Volcan Chimborazo, Ecuador


The mighty Chimborazo. A scary 6310 metres above fish level

Volcan Chimborazo
Volcan Chimborazo is not only the highest mountain (and a dead volcano) in Ecuador but at 6310 meters, is the furthest point from the centre of the earth, thanks largely to the equatorial bulge. And we´re hopefully gonna be climbing it on a two day trek!

We set out from Baños at 11am and travel 3 hours to the National Park where we hike 40 minutes up to the first refugio which is situated at 5000m. It's already an incredible view from up here and we arrive just as the sun is setting. At 7.30 we eat an evening meal of soup and spag bol and get straight to bed for 2 hours sleep before our utterly crazy 10pm wake up call. (Yes, we are going to be climbing Volcan Chimborazo through the night!)


The refugio at the base of Chimborazo. Not exactly 5 star


Lucy was on bread carrying duty


The view from the first refugio at sunset

The prospect of walking up to 6310 meters is daunting enough but especially so when doing it in the dead of night, with crampons, ice picks and other various bits of alien mountaineering equipment. We're both genuinely buzzing from the prospect of it. At 5000 meters, it's already really hard to breath and the reality of lying in a bed trying to calm your heartbeat down for sleep is simply ridiculous. We don't sleep a wink.

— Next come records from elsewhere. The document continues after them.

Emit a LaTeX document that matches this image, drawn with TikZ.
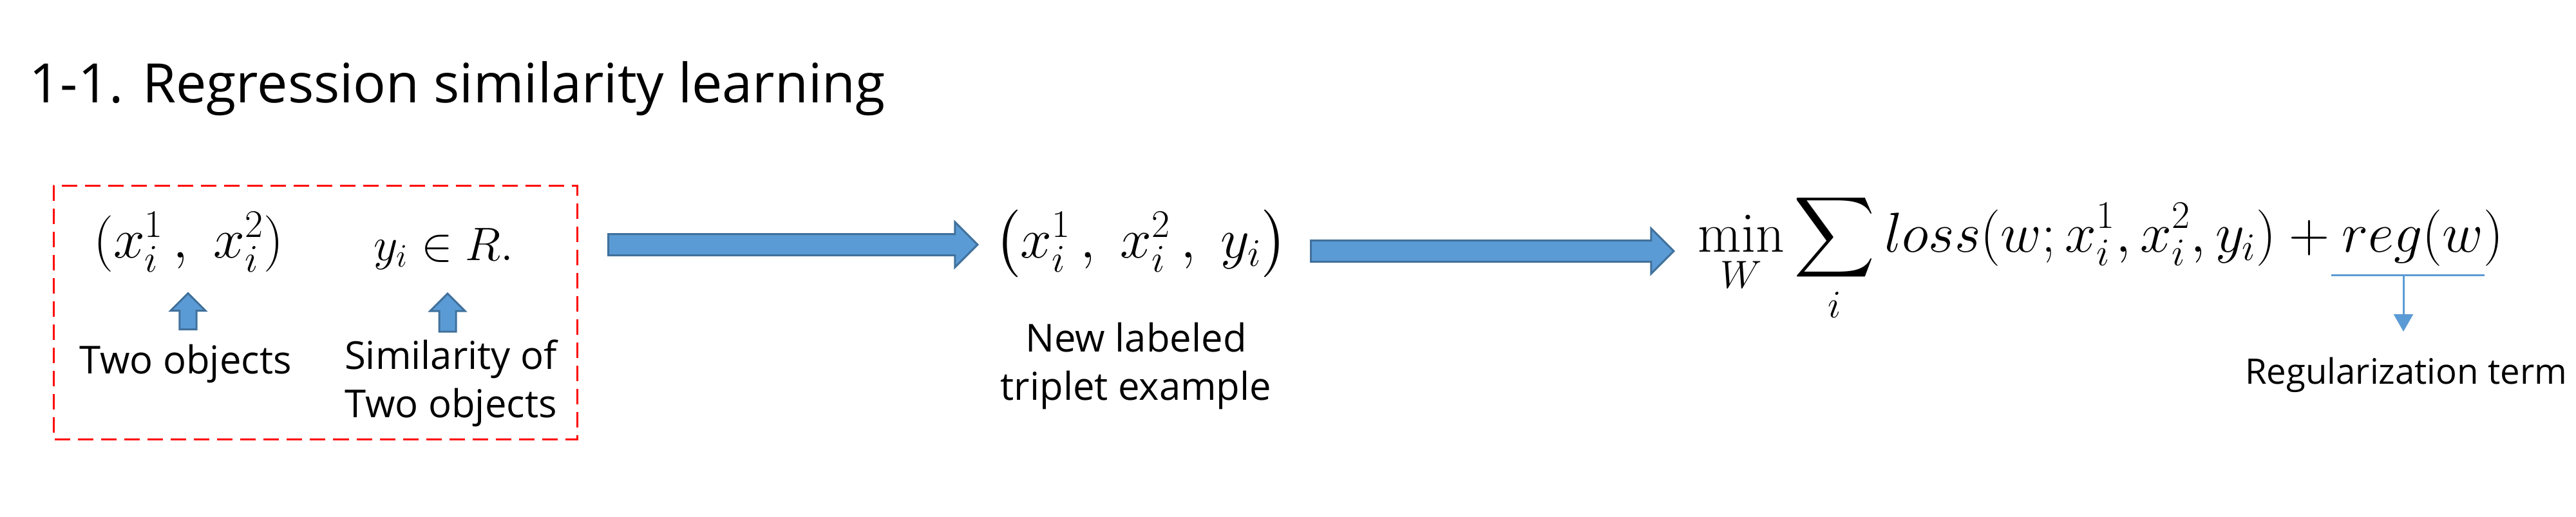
\documentclass[tikz,border=0pt]{standalone}
\usepackage[no-math]{fontspec}
\setmainfont{Open Sans}
\usepackage{amsmath}
\usetikzlibrary{shapes.arrows,arrows.meta}
\definecolor{arrowblue}{HTML}{5B9BD5}
\definecolor{arrowedge}{HTML}{41719C}
\definecolor{linkblue}{HTML}{5B9BD5}

\begin{document}
\begin{tikzpicture}[x=0.01cm,y=-0.01cm,
  bigarrow/.style={single arrow, draw=arrowedge, fill=arrowblue, line width=0.03cm,
    inner xsep=0pt, inner ysep=0pt, text height=0.30cm, text depth=0pt,
    single arrow head extend=0.185cm, single arrow tip angle=90},
  uparrow/.style={bigarrow, rotate=90, text height=0.23cm, single arrow head extend=0.14cm},
  desc/.style={font=\fontsize{17}{21.3}\selectfont, align=center, anchor=base, inner sep=0pt},
  mathtxt/.style={font=\fontsize{24.4}{29}\selectfont, anchor=base, inner sep=0pt}]

% Fix the canvas
\useasboundingbox (0,0) rectangle (4000,802);

% Title
\node[anchor=base west, inner sep=0pt, font=\fontsize{24}{29}\selectfont] (title) at (45,159)
  {1-1. Regression similarity learning};

% Input box: pair of objects and their similarity
\draw[red, line width=0.03cm, dash pattern=on 0.24cm off 0.12cm] (83,288) rectangle (896,682);
\node[mathtxt] (pair) at (293,400) {$(x_i^1\,,\; x_i^2)$};
\node[mathtxt, font=\fontsize{19.6}{24}\selectfont] (sim) at (689,404) {$y_i \in R.$};
\node[uparrow, minimum height=0.56cm] (up1) at (292,490) {};
\node[uparrow, minimum height=0.59cm] (up2) at (695,492) {};
\node[desc] (objs) at (288,580) {Two objects};
\node[desc] (simtxt) at (700,648) {Similarity of\\Two objects};

% Triplet
\node[bigarrow, minimum height=5.73cm] (arrA) at (1223,380) {};
\node[mathtxt] (trip) at (1772,400) {$\bigl(x_i^1\,,\; x_i^2\,,\; y_i\bigr)$};
\node[desc] (triptxt) at (1764,621) {New labeled\\triplet example};

% Objective
\node[bigarrow, minimum height=5.63cm] (arrB) at (2309,390) {};
\node[mathtxt] (loss) at (3262,391)
  {$\displaystyle\min_{W}\sum_{i} loss(w;x_i^1,x_i^2,y_i)+reg(w)$};

% Regularization bracket
\coordinate (regL) at (3620,427);
\coordinate (regR) at (3858,427);
\coordinate (regM) at (3732,427);
\coordinate (regT) at (3732,515);
\node[desc, font=\fontsize{15.5}{19}\selectfont] (regtxt) at (3736,596) {Regularization term};
\draw[linkblue, line width=0.03cm] (regL) -- (regR);
\draw[linkblue, line width=0.03cm, -{Triangle[length=0.27cm, width=0.30cm]}] (regM) -- (regT);
\end{tikzpicture}
\end{document}
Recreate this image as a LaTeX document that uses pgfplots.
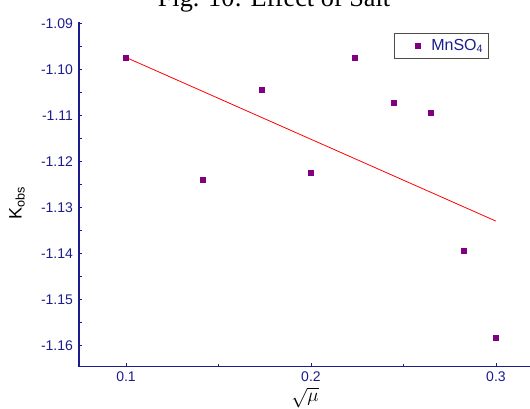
\documentclass[border=0pt]{standalone}
\usepackage{fontspec}
\setmainfont{Liberation Serif}
\newfontfamily\arial{Liberation Sans}
\usepackage{pgfplots}
\pgfplotsset{compat=1.18}
\usetikzlibrary{calc}
\definecolor{navy}{HTML}{1C1C8E}
\definecolor{pts}{HTML}{800080}

\begin{document}
\begin{tikzpicture}
\begin{axis}[
  scale only axis,
  width=338.25pt, height=258.5pt,
  xmin=0.0746, xmax=0.3184,
  ymin=-1.16465, ymax=-1.0897,
  axis x line=bottom, axis y line=left,
  axis line style={navy, line width=1.1pt, -},
  xtick={0.1,0.2,0.3}, minor xtick={0.15,0.25},
  ytick={-1.16,-1.15,-1.14,-1.13,-1.12,-1.11,-1.10,-1.09},
  minor y tick num=1,
  tick align=inside, major tick length=2.5pt, minor tick length=2pt,
  every tick/.style={navy, line width=0.6pt},
  scaled y ticks=false, scaled x ticks=false,
  ticklabel style={font=\arial\fontsize{10.5}{12}\selectfont, text=navy},
  /pgf/number format/assume math mode=true,
  yticklabel style={/pgf/number format/fixed, /pgf/number format/fixed zerofill,
    /pgf/number format/precision=2, xshift=-1pt},
  xticklabel style={/pgf/number format/fixed, /pgf/number format/precision=1},
  xlabel={$\sqrt{\mu}$},
  xlabel style={at={(axis description cs:0.501,-0.09)}, anchor=center,
    font=\fontsize{14}{16}\selectfont},
  ylabel={K\textsubscript{obs}},
  ylabel style={at={(axis description cs:-0.1375,0.475)}, anchor=center,
    font=\arial\fontsize{13.5}{15}\selectfont},
  legend style={at={(axis description cs:0.909,0.969)}, anchor=north east,
    draw=black!70, line width=0.6pt, text=navy,
    font=\arial\fontsize{12}{14}\selectfont, inner xsep=2pt, inner ysep=2.5pt},
  legend image code/.code={
    \path[draw=none, fill=none] (0pt,0pt) -- (24pt,0pt);
    \draw[only marks] plot coordinates {(16pt,0pt)};
  },
  legend cell align={left},
  clip=false,
]
% fitted line
\addplot[red, line width=0.6pt, forget plot] coordinates {(0.1,-1.0974) (0.3,-1.1330)};

\addplot[only marks, mark=square*, mark size=1.9pt, color=pts] coordinates {
  (0.1000,-1.0974) (0.1414,-1.1241) (0.1732,-1.1045) (0.2000,-1.1225)
  (0.2236,-1.0974) (0.2449,-1.1073) (0.2646,-1.1094) (0.2828,-1.1394)
  (0.3000,-1.1583)
};
\legend{MnSO\textsubscript{4}}

\coordinate (bl) at (rel axis cs:0,0);
\coordinate (tr) at (rel axis cs:1,1);
\coordinate (tl) at (rel axis cs:0,1);
\end{axis}
\node[font=\fontsize{19.7}{22}\selectfont, anchor=base] at ($(tl)+(146.25pt,11.6pt)$) {Fig. 10: Effect of Salt};
\pgfresetboundingbox
\path[use as bounding box] ($(bl)+(-59.25pt,-31pt)$) rectangle ($(tr)+(0,16.5pt)$);
\end{tikzpicture}
\end{document}
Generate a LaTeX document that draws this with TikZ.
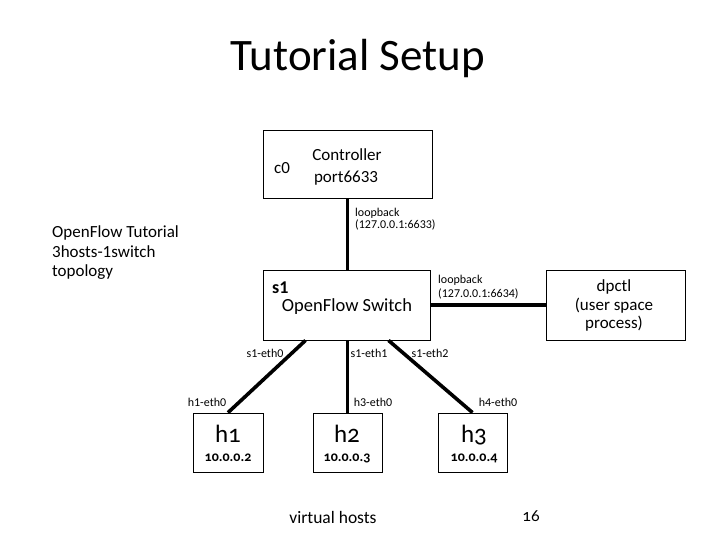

So at 10pm we have breakfast (!) and get all our gear together and by 11pm we are on the icy slopes making our 7-hour ascent towards the summit. The first hour (for me), is utterly grueling. Having no sleep, being at altitude and wearing ill-fitting snow boots and crampons makes it frustratingly hard work. I complain to our guide that the boots are causing blisters and my legs to bleed, but he clearly doesn't seem to give a shit (by the way, the tour group is Rainforestur, based in Quito and Baños and I can't recommend them, simply because the equipment was so bad and our (freelance) guide was such a tit). Lucy however is having a wonderful time and being utterly hardcore, seems immune to the effects of altitude. She's already sick of my whining.


Making the ascent with flashlights

We carry on higher and eventually the guide needs to rope us all together, just in case the ice bridges we are beginning to walk across collapse. At this point, things start to get alot easier for me and the next two hours are alot more pleasant.

After just over the 3-hour mark, the guides stop to inspect the snow and ice and we're told that although the snow is good now (i.e hard enough), the prospect of the same coming back down after sunrise the next morning is not looking good and there will be risk of avalanches. Disappointly we're told that we have to head back down. We're only at 5400 meters and we're all absolutely gutted.


Me, having been told that we're heading back down


The 6310 summit. Sadly it wasn't to be

1 comment:

  1. Shame you didn't make the top though still a great experience. Good effort guys - walking back to the hostel in Cuzco whilst drunt must of helped!